Ex antiquitate renascor, pourrait-il être prétendu à l’heure où le musée Narbo Via semble bien en mesure de révéler à nos contemporains ce que fut la grandeur de l’histoire de l’antique capitale narbonnaise. L’absence de restes spectaculaires constituait ici comme une humiliation et un déni.
A l’heure triste où Michel Gayraud nous quitte, nous ne pouvons qu’être saisis d’un très profond sentiment de reconnaissance, car l’abondante utilisation qui a pu être faite de son apport a été l’élément essentiel de la constitution du nouveau musée de la renaissance de Narbo Martius. Sa thèse magistrale publiée en 1981 fut notre pierre d’angle, sans compter ses autres travaux et publications…
Dès lors que nous pûmes concevoir, grâce à l’appui résolu de Georges Frêche, le projet de création d’un grand musée des antiquités narbonnaises qui s’imposait, nous sentions que l’heure était venue de franchir cette nouvelle étape de notre histoire culturelle. L‘état de la recherche historique le permettait, et nous nous sommes tournés vers lui lors de la mise en place d’un comité scientifique auquel il adhéra sans réserve. Echanges de vues, conseils avisés, présence engagée, ont eu lieu jusqu’à la fin de cette première étape de l’aventure.
Parmi tant de choses à dire en l’occasion présente, je voudrais privilégier tout ce qu’il nous a fait découvrir sur les populations qui nous ont précédés sur cette terre narbonnaise. Il fut, en effet, le grand révélateur de l’importance unique de l’épigraphie narbonnaise gravée sur l’énorme lapidaire qui constitue la colonne vertébrale impressionnante du musée. De ces blocs mis à l’abri après 1870 par la Commission Archéologique de Narbonne, il a pu extraire d’innombrables renseignements sur les humains d’ici, leurs origines, leur organisation sociale, leurs parentés, leurs modes de vie, leurs métiers. Depuis les tribus originelles venues d’Italie, jusqu’aux communautés orientales et autres établies à titres divers dans la cité, grâce à lui nous pouvons nous sentir presque proches de tout un monde vivant, au-delà de son expression funéraire.
C’est tout ce peuple qui fit de Narbonne ce lieu florissant d’activités économiques, agricoles et commerciales, et qui ne cessa jamais d’être une capitale, même dans les périodes de déclin, et ce, grâce au souvenir toujours entretenu. Aujourd’hui, assurée par ce souvenir, cette ville peut rectifier son destin, car elle possède une telle référence !
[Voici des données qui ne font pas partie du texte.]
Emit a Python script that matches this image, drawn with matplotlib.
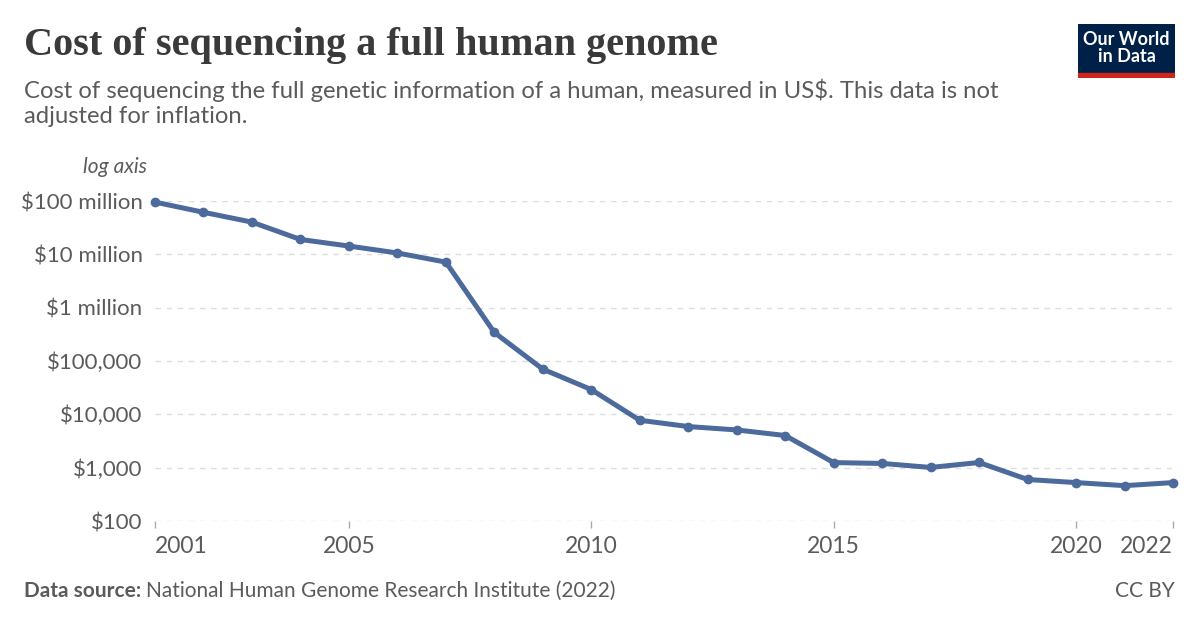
import matplotlib
matplotlib.use("Agg")
import matplotlib.pyplot as plt
from matplotlib.patches import Rectangle
from matplotlib.ticker import FixedLocator, FixedFormatter

years = [2001, 2002, 2003, 2004, 2005, 2006, 2007, 2008, 2009, 2010, 2011,
         2012, 2013, 2014, 2015, 2016, 2017, 2018, 2019, 2020, 2021, 2022]
cost = [95263072, 61448422, 40157554, 19000000, 14300000, 10600000, 7147571,
        342502, 70333, 29092, 7743, 5901, 5096, 4008, 1245, 1200, 1010,
        1250, 600, 525, 460, 525]

ytick_vals = [100, 1e3, 1e4, 1e5, 1e6, 1e7, 1e8]
ytick_labels = ["$100", "$1,000", "$10,000", "$100,000", "$1 million",
                "$10 million", "$100 million"]
xtick_vals = [2001, 2005, 2010, 2015, 2020, 2022]
xtick_labels = ["2001", "2005", "2010", "2015", "2020", "2022"]

W, H = 1200, 627
fig = plt.figure(figsize=(W / 100, H / 100), dpi=100)
plt.rcParams['font.family'] = ['Lato', 'DejaVu Sans']

ax = fig.add_axes([155 / W, (H - 521) / H, (1173 - 155) / W, (521 - 201) / H])
ax.set_yscale('log')
ax.set_ylim(100, 1e8)
ax.set_xlim(2001, 2022)
ax.plot(years, cost, color='#4c6a9c', lw=3.6, marker='o', ms=6,
        solid_joinstyle='round', clip_on=False, zorder=3)

ax.yaxis.set_major_locator(FixedLocator(ytick_vals))
ax.yaxis.set_major_formatter(FixedFormatter(ytick_labels))
ax.yaxis.set_minor_locator(FixedLocator([]))
ax.xaxis.set_major_locator(FixedLocator(xtick_vals))
ax.xaxis.set_major_formatter(FixedFormatter(xtick_labels))

for v in ytick_vals:
    ax.axhline(v, color='#dddddd', lw=1, ls=(0, (4, 4)), zorder=1)

for s in ax.spines.values():
    s.set_visible(False)
ax.tick_params(axis='y', length=0, pad=9, labelsize=16, labelcolor='#5b5b5b')
ax.tick_params(axis='x', length=5, width=1, color='#aaaaaa', pad=6,
               labelsize=16.5, labelcolor='#5b5b5b', direction='out')
ax.patch.set_visible(False)
xl = ax.get_xticklabels()
xl[0].set_ha('left')
xl[-1].set_ha('right')

# Title and subtitle
fig.text(24 / W, 1 - 45 / H, "Cost of sequencing a full human genome",
         family=['Liberation Serif', 'DejaVu Serif'], weight='bold',
         fontsize=29, color='#3a3a3a', va='center')
fig.text(24 / W, 1 - 103 / H,
         "Cost of sequencing the full genetic information of a human, measured in US$. This data is not\nadjusted for inflation.",
         fontsize=17.2, color='#5b5b5b', va='center', linespacing=1.25)
fig.text(147 / W, 1 - 167 / H, "log axis", fontsize=15, style='italic',
         color='#5b5b5b', ha='right', va='center')

# Logo
logo = fig.add_axes([1078 / W, 1 - 78 / H, (1175 - 1078) / W, (78 - 24) / H])
logo.set_xlim(0, 1)
logo.set_ylim(0, 1)
logo.axis('off')
logo.add_patch(Rectangle((0, 0.1), 1, 0.9, color='#002147'))
logo.add_patch(Rectangle((0, 0), 1, 0.1, color='#ce261e'))
logo.text(0.5, 0.56, "Our World\nin Data", color='white', ha='center',
          va='center', fontsize=13, weight='bold', linespacing=1.0)

# Footer
t1 = fig.text(24 / W, 1 - 591 / H, "Data source:", fontsize=15,
              color='#5b5b5b', va='center', weight='bold')
fig.canvas.draw()
bb = t1.get_window_extent()
fig.text((bb.x1 + 5) / W, 1 - 591 / H,
         "National Human Genome Research Institute (2022)", fontsize=15,
         color='#5b5b5b', va='center')
fig.text(1175 / W, 1 - 591 / H, "CC BY", fontsize=15, color='#5b5b5b',
         va='center', ha='right')

fig.savefig("out.png", dpi=100)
Mais, dans tout cela, on peut deviner combien Michel Gayraud a été plus qu’un scientifique et combien son apport n’est autre qu’une grande amitié à quoi le prédisposait son esprit délicat et attentif. Privé qu’il fut, en raison de l’inexorable trajet de la maladie, de voir l’inauguration de Narbo Via, nous l’inscrivons de tout cœur dans les fastes de ce musée qui lui doit tant. Je sais bien qu’il avait faite sienne cette phrase, mise en tête de sa thèse, extraite de la Vita Pauli :
Erat tunc Narbona omium Galliarum civitatum nobilissima. civitas narbonensis, filia Romae.
Jacques MICHAUD
Président du Comité scientifique de Narbo Via,
Président de la Commission Archéologique de Narbonne.